A carpernters variable square, cool...a new tool to buy!
I had the order of the parts all wrong. The large smoke jack does go inside the roundhouse as suggested above. The part at the roof, I thought went near the top of the stack.
The roof is a heavy cardboard with a really huge hole, relative to the diameter of the chimney. I decided to shingle across the hole, thinking that I could cut a hole for the chimney afterwards.
Now, I'm not sure I can do that neatly. I might cut a square of styrene, drill an eliptical hole in that and glue that to the roof. That will give me something solid to glue to the chimney.
Henry
COB Potomac & Northern
Shenandoah Valley
To get the exhaust stacks perpendicular to the ground, rather than to the sloped roof, a useful tool is a carpenter's variable-angle square
To position mine on my Korber roundhouse, I drilled up, through the opening in the top of the smoke-collector hoods, then used the variable square to set the stacks plumb to the ground...
Wayne
I guess I better take my own advice from another thread and read the manual
I'll get back to you on this, and maybe take some pictures.
BigDaddyI could oval out the holes for the pipe so the cones would mount perpendicular to the roof but the pipe would sit vertically. Still might look a little weird and the pipes may be unstable
Ed's drawings gives good information.
For the prototype, the hole would be cut so the pipe goes through vertical, and then the "boot" (the cone thingy) would go over it, and that would be fastened to the roof.
Those boots, commercially, can be bought to fit the pitch of the roof. As a model, you'll probably have to fashion the bottom of the boot to fit the roof pitch, and glue a flat square peice of thin styrene to the bottom of the boot, as the flashing.
You would run the shingles up to the stack, then install the boot, with the base you added, over the top of the shingles. As you run the shingles around the stack, the shingles "up hill" from the stack, would cover the boot base, as that boot, and the flat piece you added, is the flashing.
That would follow the way the prototype would be done.

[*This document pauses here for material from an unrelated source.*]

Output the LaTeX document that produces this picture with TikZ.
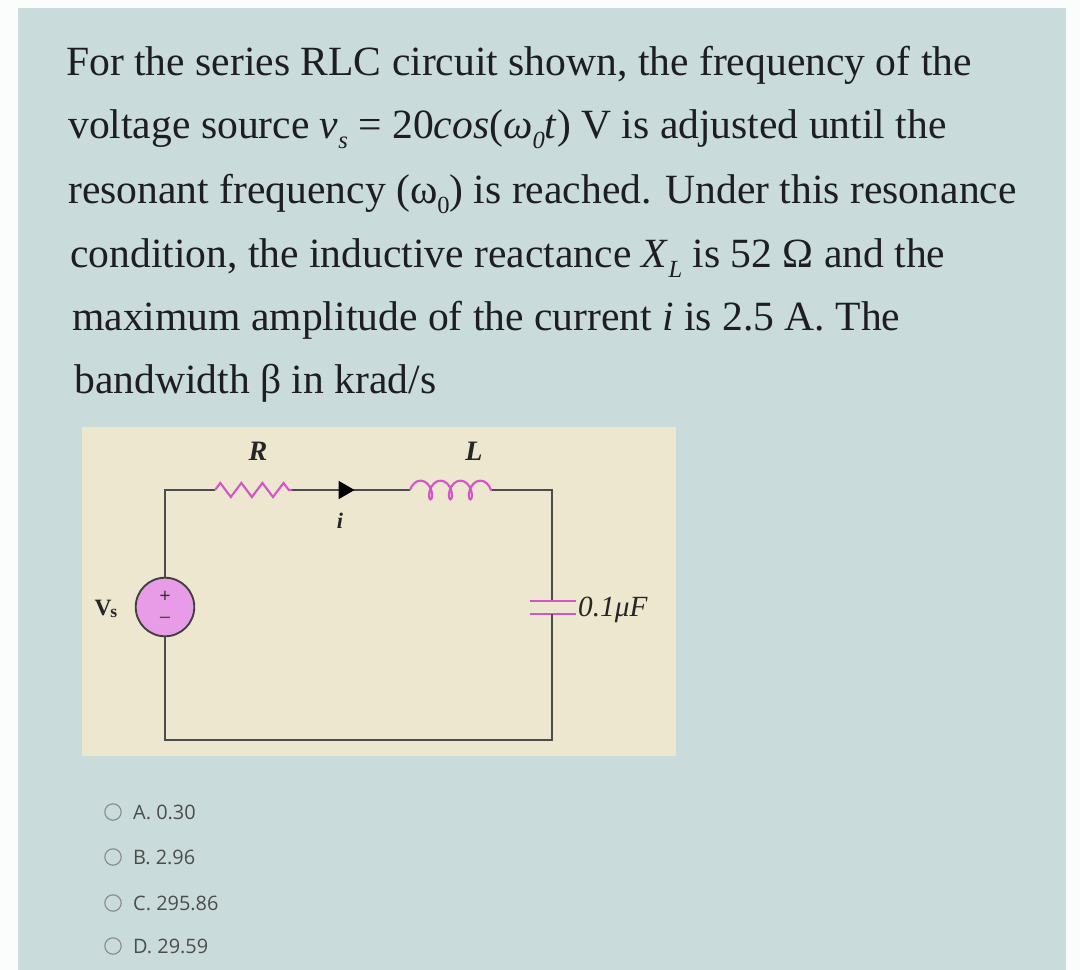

Regardless how you do it, or add the flashing, the flashing down hill from the stack would go over the shingles, and on the up hill side, the shingles go over the flashing.
Yea, I know, I hope I explained it so you get it.
Any decent pictures I can find that show what I explained, are all under copyright.
Mike.
My You Tube
Hi, Henry
What I'm missing is — what does the opening in your roof look like?
I imagine that If I were doing the same project I would assemble the complete smokejack, make a block of wood to the exact interior height that I want the bottom of the funnel to maintain, which would keep it parallel to the floor as the cement sets.
Then the round stack would protrude through your roof opening and you could cement this in place, before shingles are applied.
Once the cement sets, I would form flashing from styrene or brass shim stock and apply it like real flashing would be applied.
Then bring the shingles up to the flashing. The trailing (downside) of the flashing would overlap the shingles.
Roundhouse by Edmund, on Flickr
Roundhouse-jack by Edmund, on Flickr
Does that help or confuse the issue?
Cheers, Ed
As I slowly apply the roof shingles, I have given some thought to the smoke vents. There are 3, one for each stall and there are several styrenbe parts to each vent.
Imagine upside down cone that supports a pipe and on top the pipe is a top and a little cap above that. The pipe extends through the cone and down into the roof and there is a little nubbin that glues onto the bottom. Straight forward, except...
My problem is if I assemble it as it is molded it is going to be perpendicular to the sloping roof and the pipes will be a strange angle and not vertical.